■ **Given request**: Below are records; work out how many of their lines hold the string "this" and give that number alone.
────────────────
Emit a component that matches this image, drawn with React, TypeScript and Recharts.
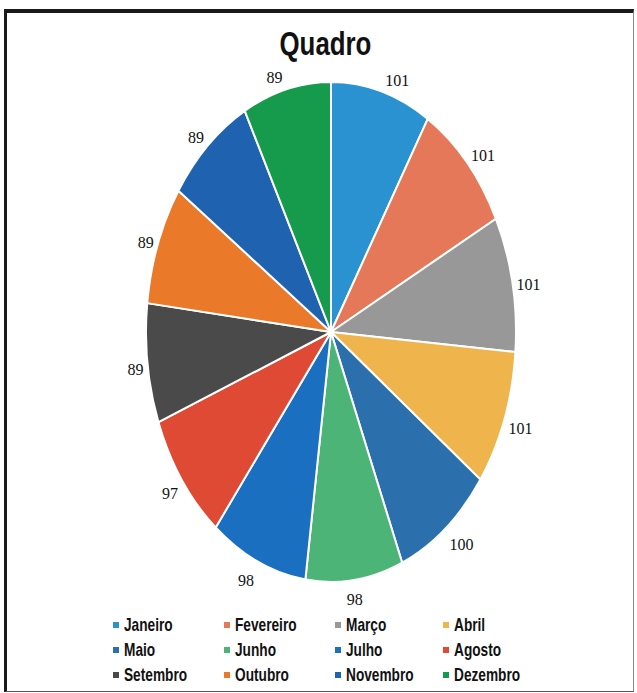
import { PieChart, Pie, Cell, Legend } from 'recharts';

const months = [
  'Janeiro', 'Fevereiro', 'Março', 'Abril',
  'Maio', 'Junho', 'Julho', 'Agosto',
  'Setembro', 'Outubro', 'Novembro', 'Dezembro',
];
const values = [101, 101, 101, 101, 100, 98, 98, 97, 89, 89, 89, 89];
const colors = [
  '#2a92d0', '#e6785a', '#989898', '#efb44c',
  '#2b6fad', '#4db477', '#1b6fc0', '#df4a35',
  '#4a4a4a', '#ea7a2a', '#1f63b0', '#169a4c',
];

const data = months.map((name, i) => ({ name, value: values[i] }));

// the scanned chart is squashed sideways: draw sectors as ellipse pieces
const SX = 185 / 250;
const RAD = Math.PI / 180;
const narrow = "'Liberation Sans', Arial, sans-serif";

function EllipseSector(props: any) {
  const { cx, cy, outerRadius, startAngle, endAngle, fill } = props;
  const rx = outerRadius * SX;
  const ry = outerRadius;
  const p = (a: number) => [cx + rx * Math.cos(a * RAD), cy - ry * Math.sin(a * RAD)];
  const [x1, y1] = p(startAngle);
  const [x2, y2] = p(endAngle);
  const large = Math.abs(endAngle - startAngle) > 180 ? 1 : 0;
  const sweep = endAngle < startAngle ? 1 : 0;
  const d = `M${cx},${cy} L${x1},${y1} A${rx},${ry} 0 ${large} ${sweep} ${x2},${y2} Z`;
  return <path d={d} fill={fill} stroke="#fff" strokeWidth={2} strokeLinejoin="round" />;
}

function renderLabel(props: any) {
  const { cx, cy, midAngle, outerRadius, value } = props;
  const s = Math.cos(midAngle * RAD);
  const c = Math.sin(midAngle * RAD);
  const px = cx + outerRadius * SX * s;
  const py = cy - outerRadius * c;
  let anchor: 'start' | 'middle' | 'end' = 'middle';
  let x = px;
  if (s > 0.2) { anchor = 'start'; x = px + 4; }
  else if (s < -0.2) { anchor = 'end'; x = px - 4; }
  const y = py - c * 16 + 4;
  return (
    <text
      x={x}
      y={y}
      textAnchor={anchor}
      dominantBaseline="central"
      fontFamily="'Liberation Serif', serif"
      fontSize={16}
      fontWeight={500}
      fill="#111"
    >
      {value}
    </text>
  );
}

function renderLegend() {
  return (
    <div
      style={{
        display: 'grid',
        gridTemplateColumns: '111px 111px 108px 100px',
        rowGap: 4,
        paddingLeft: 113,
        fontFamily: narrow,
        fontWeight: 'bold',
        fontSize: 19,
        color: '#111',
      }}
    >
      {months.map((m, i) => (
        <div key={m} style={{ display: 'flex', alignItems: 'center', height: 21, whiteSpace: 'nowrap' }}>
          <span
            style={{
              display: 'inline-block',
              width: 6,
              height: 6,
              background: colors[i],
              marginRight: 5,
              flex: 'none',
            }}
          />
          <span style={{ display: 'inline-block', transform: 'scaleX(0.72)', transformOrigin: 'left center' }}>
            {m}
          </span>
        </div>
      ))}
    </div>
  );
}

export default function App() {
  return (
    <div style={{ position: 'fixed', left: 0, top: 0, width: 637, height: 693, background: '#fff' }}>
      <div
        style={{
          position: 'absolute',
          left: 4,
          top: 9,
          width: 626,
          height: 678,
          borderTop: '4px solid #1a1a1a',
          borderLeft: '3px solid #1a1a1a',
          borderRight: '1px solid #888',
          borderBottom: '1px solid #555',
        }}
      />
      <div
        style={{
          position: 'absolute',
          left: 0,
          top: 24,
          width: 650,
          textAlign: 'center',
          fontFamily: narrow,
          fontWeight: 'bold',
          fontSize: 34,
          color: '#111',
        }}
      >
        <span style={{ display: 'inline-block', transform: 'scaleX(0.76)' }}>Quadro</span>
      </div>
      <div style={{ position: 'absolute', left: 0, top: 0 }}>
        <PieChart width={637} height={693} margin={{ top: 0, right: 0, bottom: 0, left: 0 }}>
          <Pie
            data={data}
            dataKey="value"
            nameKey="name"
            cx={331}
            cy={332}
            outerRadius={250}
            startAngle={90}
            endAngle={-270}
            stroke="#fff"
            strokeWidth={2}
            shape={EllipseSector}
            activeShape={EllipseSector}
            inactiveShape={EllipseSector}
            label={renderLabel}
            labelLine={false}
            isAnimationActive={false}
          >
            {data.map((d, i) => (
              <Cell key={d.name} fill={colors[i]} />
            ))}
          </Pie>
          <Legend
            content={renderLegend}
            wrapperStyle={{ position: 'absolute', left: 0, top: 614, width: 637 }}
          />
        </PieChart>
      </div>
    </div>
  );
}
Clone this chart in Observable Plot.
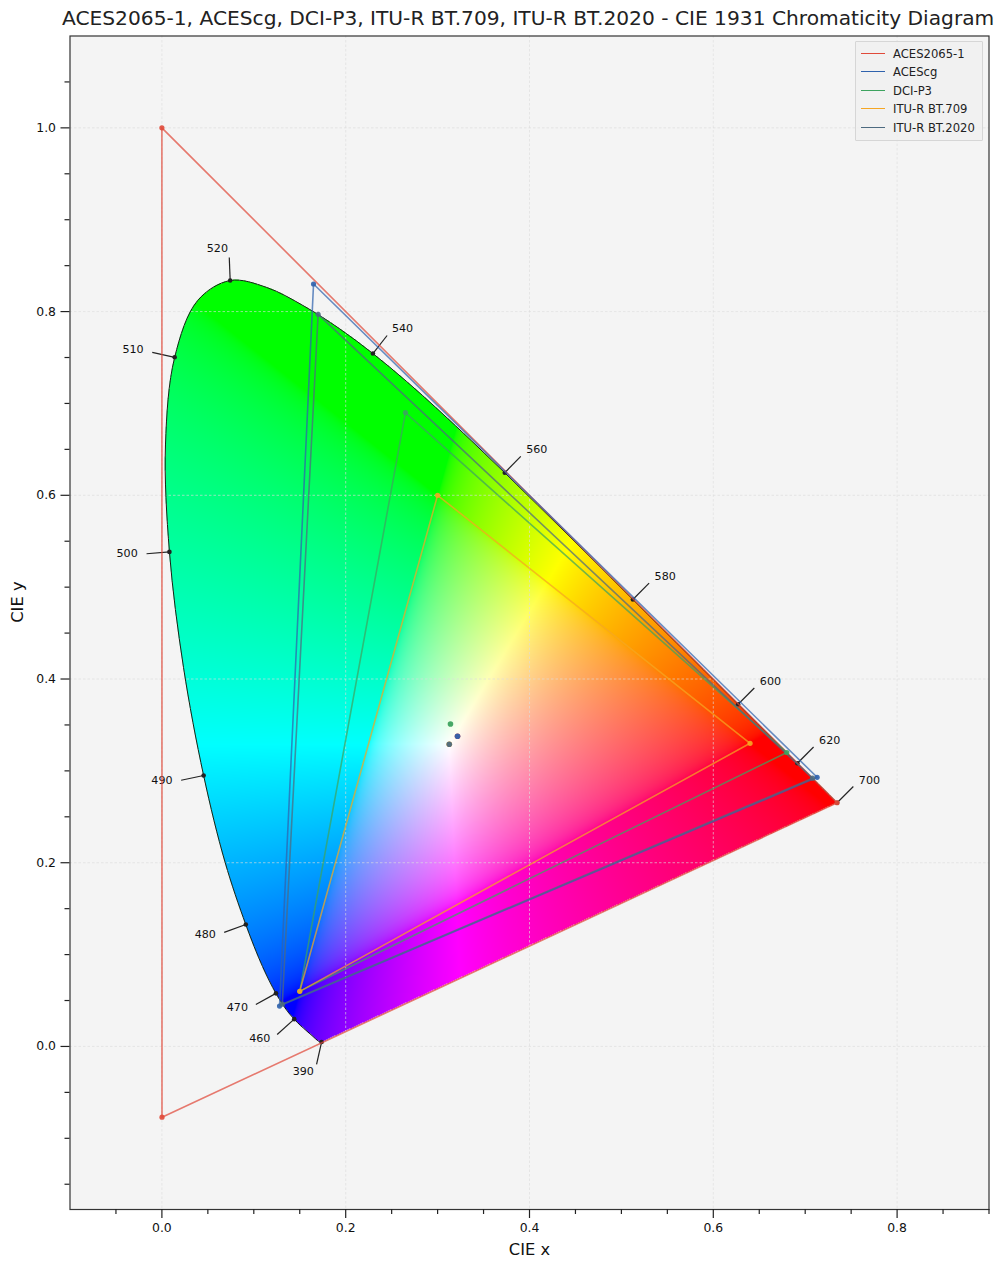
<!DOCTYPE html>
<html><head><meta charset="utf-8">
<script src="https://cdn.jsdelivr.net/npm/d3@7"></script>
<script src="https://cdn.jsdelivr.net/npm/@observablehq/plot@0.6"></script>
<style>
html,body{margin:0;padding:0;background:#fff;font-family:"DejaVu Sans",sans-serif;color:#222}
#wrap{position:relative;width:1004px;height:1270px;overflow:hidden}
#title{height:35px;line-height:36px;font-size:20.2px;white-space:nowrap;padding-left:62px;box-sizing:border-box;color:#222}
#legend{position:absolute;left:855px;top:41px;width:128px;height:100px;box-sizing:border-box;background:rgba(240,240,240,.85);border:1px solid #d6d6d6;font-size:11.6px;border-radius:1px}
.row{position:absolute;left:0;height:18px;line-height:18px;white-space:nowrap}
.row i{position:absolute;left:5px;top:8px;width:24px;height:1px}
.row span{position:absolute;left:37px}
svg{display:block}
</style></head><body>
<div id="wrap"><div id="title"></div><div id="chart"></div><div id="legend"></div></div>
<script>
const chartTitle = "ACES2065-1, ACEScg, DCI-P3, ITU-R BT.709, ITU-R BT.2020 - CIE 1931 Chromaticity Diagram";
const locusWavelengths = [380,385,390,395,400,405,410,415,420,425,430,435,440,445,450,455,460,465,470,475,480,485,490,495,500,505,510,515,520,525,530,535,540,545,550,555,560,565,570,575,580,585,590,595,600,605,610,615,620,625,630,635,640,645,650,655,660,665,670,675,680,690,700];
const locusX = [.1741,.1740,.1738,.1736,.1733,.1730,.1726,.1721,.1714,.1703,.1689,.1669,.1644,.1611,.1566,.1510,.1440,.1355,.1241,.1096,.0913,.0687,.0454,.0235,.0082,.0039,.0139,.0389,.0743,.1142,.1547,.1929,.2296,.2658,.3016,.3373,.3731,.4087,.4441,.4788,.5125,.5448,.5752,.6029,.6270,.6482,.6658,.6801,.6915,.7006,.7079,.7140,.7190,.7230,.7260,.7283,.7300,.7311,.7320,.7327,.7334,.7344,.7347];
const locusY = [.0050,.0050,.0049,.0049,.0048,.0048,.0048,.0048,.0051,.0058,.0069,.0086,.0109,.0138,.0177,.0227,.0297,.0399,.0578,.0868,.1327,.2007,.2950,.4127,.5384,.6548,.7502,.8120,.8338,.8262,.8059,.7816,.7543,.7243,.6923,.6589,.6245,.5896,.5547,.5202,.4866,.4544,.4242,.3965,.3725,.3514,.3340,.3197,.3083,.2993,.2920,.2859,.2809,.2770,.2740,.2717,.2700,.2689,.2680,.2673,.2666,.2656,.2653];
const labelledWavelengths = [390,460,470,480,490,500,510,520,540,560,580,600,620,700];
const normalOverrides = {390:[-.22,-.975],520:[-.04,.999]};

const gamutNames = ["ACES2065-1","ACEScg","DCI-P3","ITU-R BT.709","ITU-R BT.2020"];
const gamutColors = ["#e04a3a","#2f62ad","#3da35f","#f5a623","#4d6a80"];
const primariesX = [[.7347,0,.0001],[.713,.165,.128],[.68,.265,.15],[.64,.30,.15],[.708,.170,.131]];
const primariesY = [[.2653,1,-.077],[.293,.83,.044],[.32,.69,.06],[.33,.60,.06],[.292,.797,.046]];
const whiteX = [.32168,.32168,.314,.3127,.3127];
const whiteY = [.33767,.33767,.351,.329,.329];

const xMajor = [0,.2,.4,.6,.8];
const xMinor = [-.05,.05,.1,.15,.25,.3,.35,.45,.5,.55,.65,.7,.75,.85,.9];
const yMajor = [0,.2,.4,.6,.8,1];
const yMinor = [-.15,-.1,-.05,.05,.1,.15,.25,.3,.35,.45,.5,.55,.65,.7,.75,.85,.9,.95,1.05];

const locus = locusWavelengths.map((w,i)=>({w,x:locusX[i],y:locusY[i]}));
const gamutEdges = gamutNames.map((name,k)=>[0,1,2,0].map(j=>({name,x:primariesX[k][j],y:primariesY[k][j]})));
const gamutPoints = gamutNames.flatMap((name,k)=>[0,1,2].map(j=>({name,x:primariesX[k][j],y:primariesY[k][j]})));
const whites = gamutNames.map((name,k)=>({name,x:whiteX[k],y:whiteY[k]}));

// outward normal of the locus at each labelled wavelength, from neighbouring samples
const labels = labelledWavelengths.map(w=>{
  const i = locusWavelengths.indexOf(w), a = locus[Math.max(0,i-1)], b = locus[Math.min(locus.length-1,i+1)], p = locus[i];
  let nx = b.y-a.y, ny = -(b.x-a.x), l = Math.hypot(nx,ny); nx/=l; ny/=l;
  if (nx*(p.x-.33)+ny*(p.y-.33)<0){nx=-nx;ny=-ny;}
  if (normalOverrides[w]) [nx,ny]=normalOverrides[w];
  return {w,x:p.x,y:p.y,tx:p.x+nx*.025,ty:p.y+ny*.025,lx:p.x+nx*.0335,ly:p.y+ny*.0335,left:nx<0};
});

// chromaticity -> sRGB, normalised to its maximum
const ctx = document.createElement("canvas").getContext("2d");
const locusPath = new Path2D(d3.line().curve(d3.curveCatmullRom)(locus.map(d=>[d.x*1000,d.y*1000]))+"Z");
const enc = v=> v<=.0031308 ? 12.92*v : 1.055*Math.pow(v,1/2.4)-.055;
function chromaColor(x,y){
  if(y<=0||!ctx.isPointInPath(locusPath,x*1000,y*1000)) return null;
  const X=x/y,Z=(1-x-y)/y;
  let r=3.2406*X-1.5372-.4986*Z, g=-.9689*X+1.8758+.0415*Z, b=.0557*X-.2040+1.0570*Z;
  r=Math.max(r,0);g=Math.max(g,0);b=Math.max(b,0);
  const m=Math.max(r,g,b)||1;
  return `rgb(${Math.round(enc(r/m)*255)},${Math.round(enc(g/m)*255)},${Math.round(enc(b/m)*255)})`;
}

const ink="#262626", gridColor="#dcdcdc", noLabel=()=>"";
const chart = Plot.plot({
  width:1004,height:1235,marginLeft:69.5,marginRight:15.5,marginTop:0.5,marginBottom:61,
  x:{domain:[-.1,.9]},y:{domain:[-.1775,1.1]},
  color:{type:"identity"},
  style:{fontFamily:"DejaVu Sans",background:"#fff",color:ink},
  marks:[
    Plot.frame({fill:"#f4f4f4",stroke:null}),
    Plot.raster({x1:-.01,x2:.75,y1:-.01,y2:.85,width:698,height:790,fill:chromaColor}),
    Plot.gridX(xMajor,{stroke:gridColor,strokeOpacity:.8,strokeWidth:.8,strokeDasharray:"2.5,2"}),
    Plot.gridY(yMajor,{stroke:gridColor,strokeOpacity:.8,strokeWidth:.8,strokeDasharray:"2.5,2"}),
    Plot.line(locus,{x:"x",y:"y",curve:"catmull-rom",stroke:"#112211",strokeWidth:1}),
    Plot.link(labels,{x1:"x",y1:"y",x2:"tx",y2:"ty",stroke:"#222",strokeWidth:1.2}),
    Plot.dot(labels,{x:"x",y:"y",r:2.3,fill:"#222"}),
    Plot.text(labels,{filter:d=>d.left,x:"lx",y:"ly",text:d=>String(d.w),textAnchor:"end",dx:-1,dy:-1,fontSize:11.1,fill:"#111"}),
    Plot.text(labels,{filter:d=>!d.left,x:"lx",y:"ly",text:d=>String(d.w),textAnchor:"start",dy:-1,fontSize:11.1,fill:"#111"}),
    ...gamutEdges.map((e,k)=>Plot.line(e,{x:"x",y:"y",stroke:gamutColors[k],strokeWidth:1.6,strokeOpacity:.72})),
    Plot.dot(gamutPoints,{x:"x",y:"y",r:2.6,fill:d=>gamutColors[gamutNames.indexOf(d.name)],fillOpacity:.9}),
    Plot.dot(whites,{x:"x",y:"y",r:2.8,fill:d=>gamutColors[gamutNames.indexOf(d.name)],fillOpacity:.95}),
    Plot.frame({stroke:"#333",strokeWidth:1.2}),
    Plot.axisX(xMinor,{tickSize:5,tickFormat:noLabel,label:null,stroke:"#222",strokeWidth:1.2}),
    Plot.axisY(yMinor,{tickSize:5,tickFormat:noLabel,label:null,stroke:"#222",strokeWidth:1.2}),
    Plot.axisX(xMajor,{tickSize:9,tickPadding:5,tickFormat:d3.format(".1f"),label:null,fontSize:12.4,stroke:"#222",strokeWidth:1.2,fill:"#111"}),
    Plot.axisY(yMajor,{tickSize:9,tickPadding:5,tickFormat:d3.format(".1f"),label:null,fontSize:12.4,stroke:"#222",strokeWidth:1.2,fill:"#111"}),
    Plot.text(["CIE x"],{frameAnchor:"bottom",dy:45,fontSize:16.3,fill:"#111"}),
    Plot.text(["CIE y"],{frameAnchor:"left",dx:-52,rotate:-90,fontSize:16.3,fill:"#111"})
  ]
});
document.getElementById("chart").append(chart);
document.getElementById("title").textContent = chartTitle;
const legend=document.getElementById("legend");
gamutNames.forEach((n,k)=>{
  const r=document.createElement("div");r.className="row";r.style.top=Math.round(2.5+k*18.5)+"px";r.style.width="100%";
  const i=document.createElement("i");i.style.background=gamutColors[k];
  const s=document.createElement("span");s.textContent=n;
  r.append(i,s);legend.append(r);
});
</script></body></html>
────────────────
■ **Result**: 2